● **WHAT IS ASKED**
Transcribe each line of the material as it is, and drop any picture.

● **GIVEN MATERIAL**
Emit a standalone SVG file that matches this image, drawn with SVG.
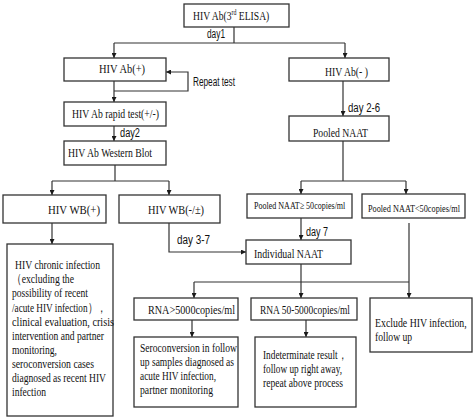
<svg xmlns="http://www.w3.org/2000/svg" width="474" height="420" viewBox="0 0 474 420">
<defs>
<marker id="ah" viewBox="0 0 10 10" refX="10" refY="5" markerWidth="5" markerHeight="5" orient="auto" markerUnits="userSpaceOnUse">
<path d="M0,0 L10,5 L0,10 z" fill="#1a1a1a"/>
</marker>
<style>
.box{fill:#fff;stroke:#333;stroke-width:1.3}
.t{font-family:"Liberation Serif","Times New Roman",serif;font-size:13px;fill:#111}
.sm{font-size:11px}
.s{font-family:"Liberation Sans",Arial,sans-serif;font-size:12px;fill:#111}
.c{fill:none;stroke:#333;stroke-width:1.2}
.a{marker-end:url(#ah)}
</style>
</defs>
<rect width="474" height="420" fill="#fff"/>
<g id="connectors">
<path class="c" d="M234,27 V43 M114,43 H345"/>
<path class="c a" d="M114,43 V58"/>
<path class="c a" d="M345,43 V58"/>
<path class="c a" d="M114,81 V102"/>
<path class="c a" d="M114,91 H188 V72 H166"/>
<path class="c a" d="M114,126 V141"/>
<path class="c" d="M115,165 V181 M52,181 H169"/>
<path class="c a" d="M52,181 V195"/>
<path class="c a" d="M169,181 V195"/>
<path class="c a" d="M52,223 V244"/>
<path class="c a" d="M169,223 V252 H246"/>
<path class="c a" d="M343,81 V116"/>
<path class="c" d="M343,141 V181 M301,181 H406"/>
<path class="c a" d="M301,181 V194"/>
<path class="c a" d="M406,181 V194"/>
<path class="c a" d="M301,218 V240"/>
<path class="c a" d="M409,223 V298"/>
<path class="c" d="M194,282 H409"/>
<path class="c a" d="M301,264 V298"/>
<path class="c a" d="M194,282 V298"/>
<path class="c a" d="M192,320 V337"/>
<path class="c a" d="M306,320 V337"/>
<text class="s" x="207" y="38" textLength="18" lengthAdjust="spacingAndGlyphs">day1</text>
<text class="s" x="193" y="86" textLength="42" lengthAdjust="spacingAndGlyphs">Repeat test</text>
<text class="s" x="120" y="137" textLength="20" lengthAdjust="spacingAndGlyphs">day2</text>
<text class="s" x="348" y="112" textLength="32" lengthAdjust="spacingAndGlyphs">day 2-6</text>
<text class="s" x="306" y="236" textLength="22" lengthAdjust="spacingAndGlyphs">day 7</text>
<text class="s" x="177" y="244" textLength="33" lengthAdjust="spacingAndGlyphs">day 3-7</text>
</g>
<g id="n-elisa"><rect class="box" x="184" y="4" width="105" height="23"/>
<text class="t" transform="translate(193,20) scale(0.74,1)">HIV Ab(3<tspan font-size="8" dy="-5">rd</tspan><tspan dy="5"> ELISA)</tspan></text></g>
<g id="n-abpos"><rect class="box" x="64" y="58" width="102" height="23"/>
<text class="t" x="99" y="73" textLength="46" lengthAdjust="spacingAndGlyphs">HIV Ab(+)</text></g>
<g id="n-rapid"><rect class="box" x="64" y="102" width="102" height="24"/>
<text class="t" x="72" y="118" textLength="87" lengthAdjust="spacingAndGlyphs">HIV Ab rapid test(+/-)</text></g>
<g id="n-wb"><rect class="box" x="64" y="141" width="102" height="24"/>
<text class="t" x="68" y="157" textLength="84" lengthAdjust="spacingAndGlyphs">HIV Ab Western Blot</text></g>
<g id="n-wbpos"><rect class="box" x="3" y="195" width="103" height="28"/>
<text class="t" x="48" y="214" textLength="52" lengthAdjust="spacingAndGlyphs">HIV WB(+)</text></g>
<g id="n-wbneg"><rect class="box" x="119" y="195" width="101" height="28"/>
<text class="t" x="148" y="214" textLength="56" lengthAdjust="spacingAndGlyphs">HIV WB(-/±)</text></g>
<g id="n-chronic"><rect class="box" x="7" y="244" width="106" height="172"/>
<text class="t" x="15" y="269" textLength="85" lengthAdjust="spacingAndGlyphs">HIV chronic infection</text>
<text class="t" x="12" y="283" textLength="62" lengthAdjust="spacingAndGlyphs">（excluding the</text>
<text class="t" x="12" y="297" textLength="76" lengthAdjust="spacingAndGlyphs">possibility of recent</text>
<text class="t" x="12" y="312" textLength="94" lengthAdjust="spacingAndGlyphs">/acute  HIV infection），</text>
<text class="t" x="12" y="326" textLength="102" lengthAdjust="spacingAndGlyphs">clinical evaluation, crisis</text>
<text class="t" x="12" y="340" textLength="92" lengthAdjust="spacingAndGlyphs">intervention and partner</text>
<text class="t" x="12" y="354" textLength="45" lengthAdjust="spacingAndGlyphs">monitoring,</text>
<text class="t" x="12" y="368" textLength="82" lengthAdjust="spacingAndGlyphs">seroconversion cases</text>
<text class="t" x="12" y="382" textLength="94" lengthAdjust="spacingAndGlyphs">diagnosed as recent HIV</text>
<text class="t" x="12" y="396" textLength="34" lengthAdjust="spacingAndGlyphs">infection</text></g>
<g id="n-abneg"><rect class="box" x="289" y="58" width="100" height="23"/>
<text class="t" x="325" y="76" textLength="43" lengthAdjust="spacingAndGlyphs">HIV Ab(- )</text></g>
<g id="n-pooled"><rect class="box" x="289" y="116" width="100" height="25"/>
<text class="t" x="313" y="137" textLength="55" lengthAdjust="spacingAndGlyphs">Pooled NAAT</text></g>
<g id="n-pooledhi"><rect class="box" x="247" y="194" width="105" height="24"/>
<text class="t sm" transform="translate(254,209) scale(0.73,1)">Pooled NAAT≥ 50copies/ml</text></g>
<g id="n-pooledlo"><rect class="box" x="362" y="194" width="103" height="24"/>
<text class="t sm" transform="translate(368,212) scale(0.75,1)">Pooled NAAT&lt;50copies/ml</text></g>
<g id="n-individual"><rect class="box" x="246" y="240" width="105" height="24"/>
<text class="t" x="254" y="258" textLength="69" lengthAdjust="spacingAndGlyphs">Individual  NAAT</text></g>
<g id="n-rnahi"><rect class="box" x="134" y="298" width="104" height="22"/>
<text class="t" x="148" y="314" textLength="87" lengthAdjust="spacingAndGlyphs">RNA&gt;5000copies/ml</text></g>
<g id="n-rnamid"><rect class="box" x="251" y="298" width="106" height="22"/>
<text class="t" x="260" y="314" textLength="90" lengthAdjust="spacingAndGlyphs">RNA 50-5000copies/ml</text></g>
<g id="n-exclude"><rect class="box" x="370" y="298" width="102" height="54"/>
<text class="t" transform="translate(375,327) scale(0.756,1)">Exclude HIV infection,</text>
<text class="t" transform="translate(375,341) scale(0.74,1)">follow up</text></g>
<g id="n-sero"><rect class="box" x="134" y="337" width="104" height="70"/>
<text class="t" x="140" y="352" textLength="97" lengthAdjust="spacingAndGlyphs">Seroconversion in follow</text>
<text class="t" x="140" y="366" textLength="94" lengthAdjust="spacingAndGlyphs">up samples diagnosed as</text>
<text class="t" x="140" y="380" textLength="76" lengthAdjust="spacingAndGlyphs">acute HIV infection,</text>
<text class="t" x="140" y="394" textLength="73" lengthAdjust="spacingAndGlyphs">partner monitoring</text></g>
<g id="n-indet"><rect class="box" x="255" y="337" width="101" height="70"/>
<text class="t" x="263" y="359" textLength="84" lengthAdjust="spacingAndGlyphs">Indeterminate result，</text>
<text class="t" x="263" y="373" textLength="79" lengthAdjust="spacingAndGlyphs">follow up right away,</text>
<text class="t" x="263" y="387" textLength="80" lengthAdjust="spacingAndGlyphs">repeat above process</text></g>
</svg>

● **EXERCISE ANSWER**
Emit a standalone SVG file that matches this image, drawn with SVG.
<svg xmlns="http://www.w3.org/2000/svg" width="474" height="420" viewBox="0 0 474 420">
<defs>
<marker id="ah" viewBox="0 0 10 10" refX="10" refY="5" markerWidth="5" markerHeight="5" orient="auto" markerUnits="userSpaceOnUse">
<path d="M0,0 L10,5 L0,10 z" fill="#1a1a1a"/>
</marker>
<style>
.box{fill:#fff;stroke:#333;stroke-width:1.3}
.t{font-family:"Liberation Serif","Times New Roman",serif;font-size:13px;fill:#111}
.sm{font-size:11px}
.s{font-family:"Liberation Sans",Arial,sans-serif;font-size:12px;fill:#111}
.c{fill:none;stroke:#333;stroke-width:1.2}
.a{marker-end:url(#ah)}
</style>
</defs>
<rect width="474" height="420" fill="#fff"/>
<g id="connectors">
<path class="c" d="M234,27 V43 M114,43 H345"/>
<path class="c a" d="M114,43 V58"/>
<path class="c a" d="M345,43 V58"/>
<path class="c a" d="M114,81 V102"/>
<path class="c a" d="M114,91 H188 V72 H166"/>
<path class="c a" d="M114,126 V141"/>
<path class="c" d="M115,165 V181 M52,181 H169"/>
<path class="c a" d="M52,181 V195"/>
<path class="c a" d="M169,181 V195"/>
<path class="c a" d="M52,223 V244"/>
<path class="c a" d="M169,223 V252 H246"/>
<path class="c a" d="M343,81 V116"/>
<path class="c" d="M343,141 V181 M301,181 H406"/>
<path class="c a" d="M301,181 V194"/>
<path class="c a" d="M406,181 V194"/>
<path class="c a" d="M301,218 V240"/>
<path class="c a" d="M409,223 V298"/>
<path class="c" d="M194,282 H409"/>
<path class="c a" d="M301,264 V298"/>
<path class="c a" d="M194,282 V298"/>
<path class="c a" d="M192,320 V337"/>
<path class="c a" d="M306,320 V337"/>
<text class="s" x="207" y="38" textLength="18" lengthAdjust="spacingAndGlyphs">day1</text>
<text class="s" x="193" y="86" textLength="42" lengthAdjust="spacingAndGlyphs">Repeat test</text>
<text class="s" x="120" y="137" textLength="20" lengthAdjust="spacingAndGlyphs">day2</text>
<text class="s" x="348" y="112" textLength="32" lengthAdjust="spacingAndGlyphs">day 2-6</text>
<text class="s" x="306" y="236" textLength="22" lengthAdjust="spacingAndGlyphs">day 7</text>
<text class="s" x="177" y="244" textLength="33" lengthAdjust="spacingAndGlyphs">day 3-7</text>
</g>
<g id="n-elisa"><rect class="box" x="184" y="4" width="105" height="23"/>
<text class="t" transform="translate(193,20) scale(0.74,1)">HIV Ab(3<tspan font-size="8" dy="-5">rd</tspan><tspan dy="5"> ELISA)</tspan></text></g>
<g id="n-abpos"><rect class="box" x="64" y="58" width="102" height="23"/>
<text class="t" x="99" y="73" textLength="46" lengthAdjust="spacingAndGlyphs">HIV Ab(+)</text></g>
<g id="n-rapid"><rect class="box" x="64" y="102" width="102" height="24"/>
<text class="t" x="72" y="118" textLength="87" lengthAdjust="spacingAndGlyphs">HIV Ab rapid test(+/-)</text></g>
<g id="n-wb"><rect class="box" x="64" y="141" width="102" height="24"/>
<text class="t" x="68" y="157" textLength="84" lengthAdjust="spacingAndGlyphs">HIV Ab Western Blot</text></g>
<g id="n-wbpos"><rect class="box" x="3" y="195" width="103" height="28"/>
<text class="t" x="48" y="214" textLength="52" lengthAdjust="spacingAndGlyphs">HIV WB(+)</text></g>
<g id="n-wbneg"><rect class="box" x="119" y="195" width="101" height="28"/>
<text class="t" x="148" y="214" textLength="56" lengthAdjust="spacingAndGlyphs">HIV WB(-/±)</text></g>
<g id="n-chronic"><rect class="box" x="7" y="244" width="106" height="172"/>
<text class="t" x="15" y="269" textLength="85" lengthAdjust="spacingAndGlyphs">HIV chronic infection</text>
<text class="t" x="12" y="283" textLength="62" lengthAdjust="spacingAndGlyphs">（excluding the</text>
<text class="t" x="12" y="297" textLength="76" lengthAdjust="spacingAndGlyphs">possibility of recent</text>
<text class="t" x="12" y="312" textLength="94" lengthAdjust="spacingAndGlyphs">/acute  HIV infection），</text>
<text class="t" x="12" y="326" textLength="102" lengthAdjust="spacingAndGlyphs">clinical evaluation, crisis</text>
<text class="t" x="12" y="340" textLength="92" lengthAdjust="spacingAndGlyphs">intervention and partner</text>
<text class="t" x="12" y="354" textLength="45" lengthAdjust="spacingAndGlyphs">monitoring,</text>
<text class="t" x="12" y="368" textLength="82" lengthAdjust="spacingAndGlyphs">seroconversion cases</text>
<text class="t" x="12" y="382" textLength="94" lengthAdjust="spacingAndGlyphs">diagnosed as recent HIV</text>
<text class="t" x="12" y="396" textLength="34" lengthAdjust="spacingAndGlyphs">infection</text></g>
<g id="n-abneg"><rect class="box" x="289" y="58" width="100" height="23"/>
<text class="t" x="325" y="76" textLength="43" lengthAdjust="spacingAndGlyphs">HIV Ab(- )</text></g>
<g id="n-pooled"><rect class="box" x="289" y="116" width="100" height="25"/>
<text class="t" x="313" y="137" textLength="55" lengthAdjust="spacingAndGlyphs">Pooled NAAT</text></g>
<g id="n-pooledhi"><rect class="box" x="247" y="194" width="105" height="24"/>
<text class="t sm" transform="translate(254,209) scale(0.73,1)">Pooled NAAT≥ 50copies/ml</text></g>
<g id="n-pooledlo"><rect class="box" x="362" y="194" width="103" height="24"/>
<text class="t sm" transform="translate(368,212) scale(0.75,1)">Pooled NAAT&lt;50copies/ml</text></g>
<g id="n-individual"><rect class="box" x="246" y="240" width="105" height="24"/>
<text class="t" x="254" y="258" textLength="69" lengthAdjust="spacingAndGlyphs">Individual  NAAT</text></g>
<g id="n-rnahi"><rect class="box" x="134" y="298" width="104" height="22"/>
<text class="t" x="148" y="314" textLength="87" lengthAdjust="spacingAndGlyphs">RNA&gt;5000copies/ml</text></g>
<g id="n-rnamid"><rect class="box" x="251" y="298" width="106" height="22"/>
<text class="t" x="260" y="314" textLength="90" lengthAdjust="spacingAndGlyphs">RNA 50-5000copies/ml</text></g>
<g id="n-exclude"><rect class="box" x="370" y="298" width="102" height="54"/>
<text class="t" transform="translate(375,327) scale(0.756,1)">Exclude HIV infection,</text>
<text class="t" transform="translate(375,341) scale(0.74,1)">follow up</text></g>
<g id="n-sero"><rect class="box" x="134" y="337" width="104" height="70"/>
<text class="t" x="140" y="352" textLength="97" lengthAdjust="spacingAndGlyphs">Seroconversion in follow</text>
<text class="t" x="140" y="366" textLength="94" lengthAdjust="spacingAndGlyphs">up samples diagnosed as</text>
<text class="t" x="140" y="380" textLength="76" lengthAdjust="spacingAndGlyphs">acute HIV infection,</text>
<text class="t" x="140" y="394" textLength="73" lengthAdjust="spacingAndGlyphs">partner monitoring</text></g>
<g id="n-indet"><rect class="box" x="255" y="337" width="101" height="70"/>
<text class="t" x="263" y="359" textLength="84" lengthAdjust="spacingAndGlyphs">Indeterminate result，</text>
<text class="t" x="263" y="373" textLength="79" lengthAdjust="spacingAndGlyphs">follow up right away,</text>
<text class="t" x="263" y="387" textLength="80" lengthAdjust="spacingAndGlyphs">repeat above process</text></g>
</svg>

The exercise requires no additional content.